Space policy in figures
Europe’s expenditure in 2006 on civil space programmes (about €
5.5 billion) was less than a third of that in the US ($ 17.3 billion)
in a global market that is worth € 90 billion and growing 7% per year.
The US invests as much as the rest of the world put together in civil
space and its expenditure on defence space is even higher.
The sector is a significant source of European employment –
providing 28,000 jobs – and, despite the relative low investment in
space, the industry is highly competitive. It holds 40% of the world
market for manufacturing, launching and servicing satellites – a market
that is estimated to reach € 400 billion by 2025.
Looking to the future
EU governments have now asked the Commission and the ESA to
propose an implementation plan for space policy and to carry out
regular monitoring and priority setting and to present a revised space
strategy to ministers at their fifth meeting next year.

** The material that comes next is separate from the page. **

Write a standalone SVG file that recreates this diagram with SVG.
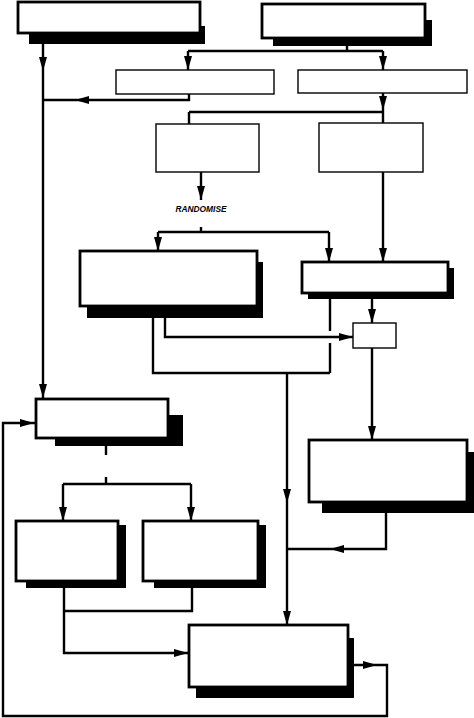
<svg xmlns="http://www.w3.org/2000/svg" width="474" height="718" viewBox="0 0 474 718">
<style>
.bx{fill:#fff;stroke:#000;stroke-width:2.8}
.tn{fill:#fff;stroke:#000;stroke-width:1.4}
.sh{fill:#000}
.ln{fill:none;stroke:#000;stroke-width:2.4}
.lbl{font-family:"Liberation Sans",Arial,sans-serif;font-weight:bold;font-style:italic;font-size:8.4px;fill:#000}
</style>
<defs>
<path id="ah" d="M0,0 L-4,-14 L4,-14 Z" fill="#000"/>
</defs>
<rect width="474" height="718" fill="#fff"/>
<g id="connectors">
<path class="ln" d="M347,46 V51 M188,51 H383 M188,51 V70 M383,51 V70"/>
<path class="ln" d="M43,44 V398"/>
<path class="ln" d="M189,94 V100 H43"/>
<path class="ln" d="M383,93 V124 M189,112 H383 M189,112 V124"/>
<path class="ln" d="M201,172 V200 M201,227 V232 M158,232 H329 M158,232 V251 M329,232 V262"/>
<path class="ln" d="M383,172 V262"/>
<path class="ln" d="M165,318 V337 H353"/>
<path class="ln" d="M153,318 V373 H330 M330,299 V331 M330,343 V373"/>
<path class="ln" d="M287,373 V625"/>
<path class="ln" d="M372,299 V323 M372,348 V440"/>
<path class="ln" d="M386,513 V549 H287"/>
<path class="ln" d="M106,446 V455 M106,477 V484 M63,484 H191 M63,484 V521 M191,484 V521"/>
<path class="ln" d="M64,588 V653 H189 M192,588 V611 H64"/>
<path class="ln" d="M354,665 H387 V716 H3 V423 H36"/>
<use href="#ah" transform="translate(188,70)"/>
<use href="#ah" transform="translate(383,70)"/>
<use href="#ah" transform="translate(43,71)"/>
<use href="#ah" transform="translate(43,398)"/>
<use href="#ah" transform="translate(75,100) rotate(90)"/>
<use href="#ah" transform="translate(383,110)"/>
<use href="#ah" transform="translate(201,200)"/>
<use href="#ah" transform="translate(158,251)"/>
<use href="#ah" transform="translate(329,262)"/>
<use href="#ah" transform="translate(383,262)"/>
<use href="#ah" transform="translate(353,337) rotate(-90)"/>
<use href="#ah" transform="translate(372,323)"/>
<use href="#ah" transform="translate(372,440)"/>
<use href="#ah" transform="translate(287,503)"/>
<use href="#ah" transform="translate(287,625)"/>
<use href="#ah" transform="translate(330,549) rotate(90)"/>
<use href="#ah" transform="translate(63,521)"/>
<use href="#ah" transform="translate(191,521)"/>
<use href="#ah" transform="translate(188,653) rotate(-90)"/>
<use href="#ah" transform="translate(377,665) rotate(-90)"/>
<use href="#ah" transform="translate(34,423) rotate(-90)"/>
</g>
<text class="lbl" x="201" y="212" text-anchor="middle">RANDOMISE</text>
<g id="nodeA"><rect class="sh" x="29" y="26" width="176" height="18"/><rect class="bx" x="18" y="2" width="182" height="31"/></g>
<g id="nodeB"><rect class="sh" x="273" y="20" width="159" height="26"/><rect class="bx" x="262" y="4" width="163" height="34"/></g>
<g id="nodeC"><rect class="tn" x="116" y="70" width="158" height="24"/></g>
<g id="nodeD"><rect class="tn" x="298" y="70" width="169" height="23"/></g>
<g id="nodeE"><rect class="tn" x="156" y="124" width="103" height="48"/></g>
<g id="nodeF"><rect class="tn" x="319" y="123" width="104" height="49"/></g>
<g id="nodeG"><rect class="sh" x="87" y="262" width="176" height="56"/><rect class="bx" x="80" y="251" width="177" height="55"/></g>
<g id="nodeH"><rect class="sh" x="308" y="268" width="146" height="31"/><rect class="bx" x="302" y="262" width="146" height="31"/></g>
<g id="nodeI"><rect class="tn" x="353" y="323" width="43" height="25"/></g>
<g id="nodeK"><rect class="sh" x="322" y="452" width="152" height="61"/><rect class="bx" x="309" y="440" width="158" height="62"/></g>
<g id="nodeL"><rect class="sh" x="55" y="415" width="128" height="31"/><rect class="bx" x="36" y="399" width="132" height="39"/></g>
<g id="nodeM"><rect class="sh" x="26" y="525" width="100" height="63"/><rect class="bx" x="16" y="521" width="102" height="60"/></g>
<g id="nodeN"><rect class="sh" x="154" y="525" width="112" height="63"/><rect class="bx" x="143" y="521" width="115" height="60"/></g>
<g id="nodeJ"><rect class="sh" x="196" y="638" width="158" height="60"/><rect class="bx" x="189" y="625" width="159" height="62"/></g>
</svg>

On the practical side, this will examine the financing of space
projects, using as a starting point the € 1,430 billion already
available in the 7th Programme of Research and Technology Development
between 2007 and 2013, and exploring further mechanisms; identifying
final users of GMES services and defining the conditions under which
national satellites and data will be available to GMES. These aspects
will be addressed by the Commission after full consultation with Member
States and ESA.
Thought will also be given to measures to encourage technological
innovation, to new financing schemes such as public/private
partnerships, to ways to help small and medium-sized companies make
their contribution to the sector and to potential synergies between
civilian and military use.
Attention is also being given to the international aspects of
space policy. This ranges from improving access for European suppliers
to third country markets and looking for international partners for
European programmes to making full use of space systems to support
developing countries, especially in Africa.
Aim of the EU/ESA cooperation agreement.
“The coherent and progressive development of an overall European Space
Policy…to link demand for services and applications using space systems
in support of the Community policies with the supply of space systems
and infrastructure necessary to meet that demand.”